We have had enough of political expediency. We know all too well from heaps of compromises Japan has made in the postwar history of bilateral negotiations with the U.S. that the Japanese government does not have a strong negotiating power. Japan’s agriculture has long been the victim of U.S.-dominated market liberalization and has been forced to deteriorate. If Japan joins the TPP talks whose principles are “zero tariffs for all items,” the agricultural industry will be completely stifled.

The TPP initiative is a device which takes away the nations’ sovereignty and gives global enterprises a free hand to legally seize all the wealth in the trans-Pacific region. The so-called “super-gap-widening society” is really coming truer than ever. Threatened by this move, protest rallies are held in front of the President’s Office and across the nation.

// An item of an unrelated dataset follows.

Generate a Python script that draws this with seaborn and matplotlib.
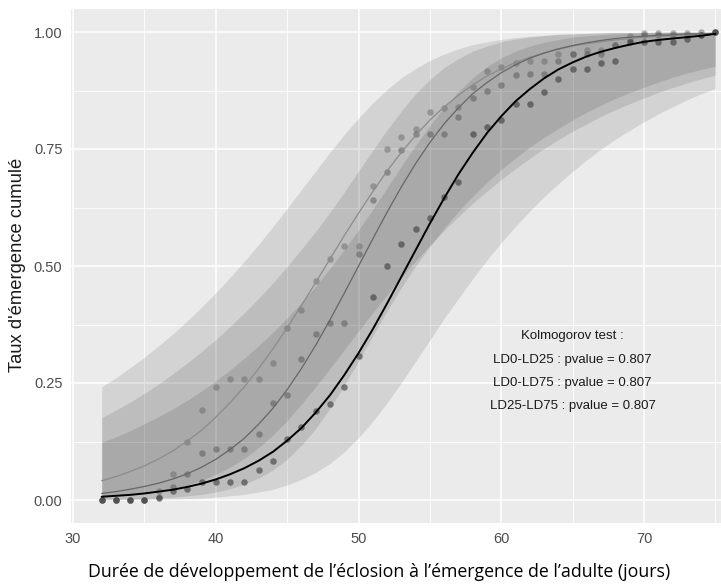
import pandas as pd
import matplotlib
matplotlib.use("Agg")
from matplotlib import pyplot as plt
import seaborn as sns

days = list(range(32, 76))

# observed cumulative emergence, one value per day (32..75)
pts_ld0 = [0, 0, 0, 0, 0.005, 0.019, 0.023, 0.039, 0.039, 0.039, 0.039,
           0.064, 0.083, 0.13, 0.155, 0.19, 0.205, 0.242, 0.308,
           0.434, 0.499, 0.546, 0.578, 0.602, 0.647, 0.679,
           0.782, 0.798, 0.812, 0.846, 0.846, 0.872, 0.899,
           0.922, 0.922, 0.933, 0.939,
           0.979, 0.979, 0.979, 0.979, 0.986, 0.994, 1.0]
pts_ld75 = [0, 0, 0, 0, 0.007, 0.028, 0.056, 0.1, 0.11, 0.11, 0.11,
            0.141, 0.207, 0.224, 0.301, 0.355, 0.379, 0.379, 0.525,
            0.642, 0.70, 0.748, 0.783, 0.783, 0.783, 0.818,
            0.858, 0.875, 0.886, 0.908, 0.91, 0.91, 0.937,
            0.954, 0.954, 0.954, 0.972,
            0.983, 0.994, 0.994, 0.994, 0.994, 0.994, 1.0]
pts_ld25 = [0, 0, 0, 0, 0.02, 0.055, 0.125, 0.192, 0.242, 0.258, 0.258,
            0.258, 0.293, 0.368, 0.407, 0.468, 0.516, 0.543, 0.543,
            0.671, 0.75, 0.775, 0.793, 0.83, 0.838, 0.84,
            0.883, 0.917, 0.926, 0.933, 0.937, 0.937, 0.954,
            0.954, 0.962, 0.962, 0.972,
            0.992, 0.997, 0.997, 0.997, 0.997, 1.0, 1.0]

# fitted curves and their confidence bands
fit_ld0 = [0.007, 0.009, 0.011, 0.014, 0.018, 0.022, 0.028, 0.035, 0.044, 0.055,
           0.068, 0.084, 0.103, 0.127, 0.154, 0.187, 0.224, 0.267, 0.314, 0.365,
           0.420, 0.477, 0.534, 0.591, 0.645, 0.696, 0.742, 0.784, 0.820, 0.852,
           0.878, 0.901, 0.920, 0.935, 0.948, 0.958, 0.966, 0.973, 0.979, 0.983,
           0.986, 0.989, 0.992, 0.996]
lo_ld0 = [0.000, 0.001, 0.001, 0.001, 0.002, 0.002, 0.003, 0.004, 0.006, 0.009,
          0.012, 0.017, 0.023, 0.032, 0.044, 0.059, 0.078, 0.103, 0.133, 0.168,
          0.208, 0.251, 0.296, 0.342, 0.388, 0.431, 0.473, 0.513, 0.550, 0.585,
          0.617, 0.648, 0.676, 0.702, 0.727, 0.750, 0.771, 0.790, 0.808, 0.825,
          0.840, 0.855, 0.868, 0.879]
hi_ld0 = [0.123, 0.135, 0.148, 0.163, 0.178, 0.195, 0.213, 0.233, 0.255, 0.278,
          0.303, 0.330, 0.358, 0.389, 0.422, 0.457, 0.495, 0.535, 0.577, 0.621,
          0.667, 0.713, 0.758, 0.800, 0.839, 0.873, 0.902, 0.926, 0.945, 0.959,
          0.970, 0.978, 0.984, 0.989, 0.992, 0.994, 0.996, 0.997, 0.998, 0.999,
          0.999, 0.999, 0.999, 1.000]

fit_ld75 = [0.014, 0.018, 0.023, 0.029, 0.036, 0.045, 0.056, 0.070, 0.087, 0.108,
            0.132, 0.162, 0.196, 0.236, 0.281, 0.331, 0.385, 0.442, 0.500, 0.558,
            0.615, 0.669, 0.719, 0.764, 0.804, 0.838, 0.868, 0.892, 0.913, 0.930,
            0.944, 0.955, 0.964, 0.971, 0.977, 0.982, 0.986, 0.989, 0.991, 0.993,
            0.994, 0.996, 0.996, 0.997]
lo_ld75 = [0.001, 0.001, 0.002, 0.003, 0.004, 0.006, 0.009, 0.012, 0.017, 0.024,
           0.034, 0.047, 0.064, 0.087, 0.117, 0.153, 0.196, 0.245, 0.297, 0.351,
           0.404, 0.454, 0.500, 0.542, 0.581, 0.617, 0.649, 0.679, 0.706, 0.731,
           0.754, 0.775, 0.794, 0.812, 0.829, 0.844, 0.858, 0.871, 0.882, 0.893,
           0.903, 0.912, 0.920, 0.927]
hi_ld75 = [0.176, 0.192, 0.209, 0.228, 0.248, 0.270, 0.293, 0.317, 0.343, 0.371,
           0.400, 0.431, 0.464, 0.499, 0.536, 0.574, 0.615, 0.658, 0.703, 0.747,
           0.791, 0.831, 0.868, 0.898, 0.924, 0.943, 0.959, 0.970, 0.979, 0.985,
           0.989, 0.992, 0.995, 0.996, 0.997, 0.998, 0.999, 0.999, 0.999, 1.000,
           1.000, 1.000, 1.000, 1.000]

fit_ld25 = [0.041, 0.050, 0.061, 0.073, 0.088, 0.105, 0.126, 0.149, 0.177, 0.208,
            0.242, 0.281, 0.323, 0.368, 0.416, 0.465, 0.515, 0.565, 0.613, 0.659,
            0.703, 0.743, 0.779, 0.812, 0.840, 0.865, 0.887, 0.906, 0.921, 0.935,
            0.946, 0.955, 0.963, 0.970, 0.975, 0.979, 0.983, 0.986, 0.989, 0.991,
            0.992, 0.994, 0.995, 0.996]
lo_ld25 = [0.006, 0.008, 0.010, 0.014, 0.019, 0.024, 0.032, 0.042, 0.055, 0.070,
           0.089, 0.112, 0.139, 0.170, 0.205, 0.242, 0.281, 0.321, 0.361, 0.400,
           0.439, 0.476, 0.511, 0.544, 0.576, 0.606, 0.634, 0.660, 0.685, 0.708,
           0.730, 0.751, 0.770, 0.788, 0.804, 0.820, 0.834, 0.847, 0.859, 0.871,
           0.881, 0.891, 0.900, 0.908]
hi_ld25 = [0.242, 0.261, 0.283, 0.305, 0.330, 0.355, 0.383, 0.412, 0.443, 0.476,
           0.510, 0.546, 0.584, 0.623, 0.663, 0.703, 0.743, 0.781, 0.816, 0.849,
           0.877, 0.902, 0.922, 0.939, 0.953, 0.964, 0.973, 0.979, 0.984, 0.988,
           0.991, 0.993, 0.995, 0.996, 0.997, 0.998, 0.999, 0.999, 0.999, 0.999,
           1.000, 1.000, 1.000, 1.000]

ks_lines = ['Kolmogorov test :', 'LD0-LD25 : pvalue = 0.807',
            'LD0-LD75 : pvalue = 0.807', 'LD25-LD75 : pvalue = 0.807']


def build_frame():
    rows = []
    for grp, pts, fit, lo, hi in [('LD0', pts_ld0, fit_ld0, lo_ld0, hi_ld0),
                                  ('LD75', pts_ld75, fit_ld75, lo_ld75, hi_ld75),
                                  ('LD25', pts_ld25, fit_ld25, lo_ld25, hi_ld25)]:
        for i, day in enumerate(days):
            rows.append((grp, day, pts[i], fit[i], lo[i], hi[i]))
    return pd.DataFrame(rows, columns=['grp', 'day', 'obs', 'fit', 'lo', 'hi'])


df = build_frame()

sns.set_style("darkgrid", {"axes.facecolor": "#ebebeb", "grid.color": "white"})
plt.rcParams['font.family'] = ['Liberation Sans', 'DejaVu Sans']

fig = plt.figure(figsize=(7.21, 5.84), dpi=100)
# the panel runs past the right edge of the picture, as in the original
ax = fig.add_axes([71 / 721, (584 - 523.4) / 584, 675 / 721, 514.8 / 584])

line_col = {'LD0': '#000000', 'LD75': '#666666', 'LD25': '#8c8c8c'}
pt_col = {'LD0': '#2e2e2e', 'LD75': '#555555', 'LD25': '#6a6a6a'}
pt_alpha = {'LD0': 0.55, 'LD75': 0.5, 'LD25': 0.5}
line_w = {'LD0': 1.4, 'LD75': 0.9, 'LD25': 0.9}

for grp in ['LD0', 'LD75', 'LD25']:
    sub = df[df.grp == grp]
    ax.fill_between(sub.day, sub.lo, sub.hi, color='black', alpha=0.1, lw=0)

for grp in ['LD25', 'LD75', 'LD0']:
    sub = df[df.grp == grp]
    sns.scatterplot(data=sub, x='day', y='obs', ax=ax, color=pt_col[grp],
                    alpha=pt_alpha[grp], s=22, linewidth=0, zorder=3)

for grp in ['LD25', 'LD75', 'LD0']:
    sub = df[df.grp == grp]
    sns.lineplot(data=sub, x='day', y='fit', ax=ax, color=line_col[grp],
                 lw=line_w[grp], zorder=4)

ax.set_xlim(29.85, 77.15)
ax.set_ylim(-0.05, 1.05)
ax.set_xticks([30, 40, 50, 60, 70])
ax.set_yticks([0, 0.25, 0.5, 0.75, 1.0])
ax.set_yticklabels(['0.00', '0.25', '0.50', '0.75', '1.00'])
ax.set_xticks([35, 45, 55, 65, 75], minor=True)
ax.set_yticks([0.125, 0.375, 0.625, 0.875], minor=True)
ax.grid(which='major', color='white', lw=1.1)
ax.grid(which='minor', color='white', lw=0.6)
ax.tick_params(which='major', length=3.6, width=0.8, color='#333333',
               labelcolor='#4d4d4d', labelsize=10.5, pad=2.6)
ax.tick_params(which='minor', length=0)
for sp in ax.spines.values():
    sp.set_visible(False)
ax.set_xlabel('')
ax.set_ylabel('')

for y, s in zip([0.35, 0.30, 0.25, 0.20], ks_lines):
    ax.text(65, y, s, ha='center', va='center', fontsize=9.5, color='#1a1a1a')

fig.text(18 / 721, 1 - 265 / 584, "Taux d'émergence cumulé", rotation=90,
         ha='center', va='center', fontsize=13.2, color='#1a1a1a')
fig.text(379.5 / 721, 1 - 572 / 584,
         'Durée de développement de l’éclosion à l’émergence de l’adulte (jours)',
         ha='center', va='center', fontsize=12.8, family='Open Sans', color='black')

fig.savefig('out.png', dpi=100)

Yet the Abe administration ignores such public opinion and focuses only on the interests of the U.S. and business groups. The Liberal Democratic Party is equally deceptive. Many of the LDP-supported candidates won the Lower House election by pledging to oppose the TPP talks, but accepted Abe’s decision to join the negotiations, saying that the government is given the absolute authority over the issue. This is just an excuse and a breach of trust.

In the TPP negotiations, newcomers are at a disadvantage, because they do not have veto rights to what has already been agreed upon. In the preliminary negotiations with the U.S., Japan is pushed to remove non-tariff measures in the automobile and insurance sectors, in addition to relaxing regulations on beef imports. But the Japanese government put the “inconvenient truth” out of sight, and played up the outcomes of Abe’s meeting with U.S. President Barack Obama to make the public look only at the bright side. The public, deluded by the Abenomics policy leading to a weak yen and rising stock prices, gets carried away by Abe’s ambition of using the TPP talks as a key to restoring and strengthening the Japan-U.S. alliance.

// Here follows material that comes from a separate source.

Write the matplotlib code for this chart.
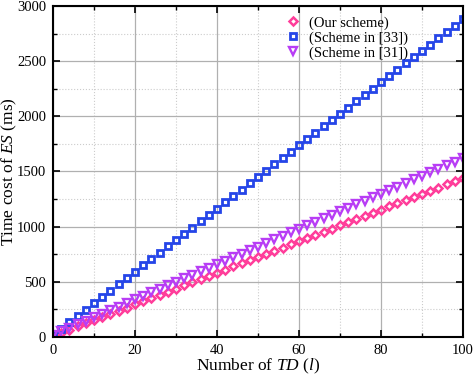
import matplotlib
matplotlib.use("Agg")
import matplotlib.pyplot as plt
from matplotlib.ticker import MultipleLocator

plt.rcParams['font.family'] = ['Liberation Serif', 'DejaVu Serif']
plt.rcParams['mathtext.fontset'] = 'custom'
plt.rcParams['mathtext.rm'] = 'Liberation Serif'
plt.rcParams['mathtext.it'] = 'Liberation Serif:italic'

x = list(range(0, 101, 2))
ours = [10, 39, 67, 96, 124, 153, 182, 210, 239, 267, 296, 325, 353, 382, 410, 439, 468, 496,
        525, 553, 582, 611, 639, 668, 696, 725, 754, 782, 811, 839, 868, 897, 925, 954, 982,
        1011, 1040, 1068, 1097, 1125, 1154, 1183, 1211, 1240, 1268, 1297, 1326, 1354, 1383,
        1411, 1440]
scheme33 = [20, 77, 134, 192, 249, 306, 363, 420, 478, 535, 592, 649, 706, 764, 821, 878, 935,
            992, 1050, 1107, 1164, 1221, 1278, 1336, 1393, 1450, 1507, 1564, 1622, 1679, 1736,
            1793, 1850, 1908, 1965, 2022, 2079, 2136, 2194, 2251, 2308, 2365, 2422, 2480, 2537,
            2594, 2651, 2708, 2766, 2823, 2880]
scheme31 = [20, 52, 84, 116, 148, 180, 212, 244, 276, 308, 340, 372, 404, 436, 468, 500, 532,
            564, 596, 628, 660, 692, 724, 756, 788, 820, 852, 884, 916, 948, 980, 1012, 1044,
            1076, 1108, 1140, 1172, 1204, 1236, 1268, 1300, 1332, 1364, 1396, 1428, 1460, 1492,
            1524, 1556, 1588, 1620]
labels = ['(Our scheme)', '(Scheme in [33])', '(Scheme in [31])']

fig = plt.figure(figsize=(4.74, 3.75), dpi=100)
ax = fig.add_axes([53/474, 1-337/375, 410/474, 331/375])

ax.plot(x, ours, linestyle='none', marker='D', markersize=4.5, markerfacecolor='none',
        markeredgecolor='#FF3D9A', markeredgewidth=1.8, label=labels[0])
ax.plot(x, scheme33, linestyle='none', marker='s', markersize=4.8, markerfacecolor='none',
        markeredgecolor='#2545E8', markeredgewidth=2.0, label=labels[1])
ax.plot(x, scheme31, linestyle='none', marker='v', markersize=6, markerfacecolor='none',
        markeredgecolor='#B83DF5', markeredgewidth=1.7, label=labels[2])

ax.set_xlim(0, 100)
ax.set_ylim(0, 3000)
ax.xaxis.set_major_locator(MultipleLocator(20))
ax.xaxis.set_minor_locator(MultipleLocator(10))
ax.yaxis.set_major_locator(MultipleLocator(500))
ax.yaxis.set_minor_locator(MultipleLocator(250))
ax.grid(which='major', color='#b0b0b0', linewidth=0.9)
ax.grid(which='minor', color='#cccccc', linestyle=':', linewidth=0.8)
ax.set_axisbelow(True)
ax.tick_params(which='both', direction='in', top=True, right=True, labelsize=10.5, pad=5)
ax.tick_params(which='major', length=5, width=1.2)
ax.tick_params(which='minor', length=3, width=1.0)
for s in ax.spines.values():
    s.set_linewidth(1.5)

ax.set_xlabel('Number of $\\mathit{TD}$ ($\\mathit{l}$)', fontsize=12.5)
ax.xaxis.label.set_va('baseline')
ax.xaxis.set_label_coords(0.5, -0.1)
ax.set_ylabel('Time cost of $\\mathit{ES}$ (ms)', fontsize=12.5)
ax.yaxis.set_label_coords(-0.082, 0.5)

ax.legend(loc='upper left', bbox_to_anchor=(0.542, 1.0), frameon=False, fontsize=10.5,
          handletextpad=0.6, labelspacing=0.1, handlelength=1.0, borderpad=0.2,
          borderaxespad=0.5)

fig.savefig('out.png', dpi=100)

The TPP talks will harm the national interests and ruin the nation’s potential to realize healthy, domestic demand-led economic growth based on the principles of coexistence and sustainability. The talks will also hinder efforts to restore regions hit by the 2011 earthquake and tsunami.

Japan Agricultural News is determined to continue taking a tough stance against the TPP talks and spread the national protest movement urging the government to withdraw from the talks. We should stand up to prevent the TPP talks from moving ahead for global corporate domination.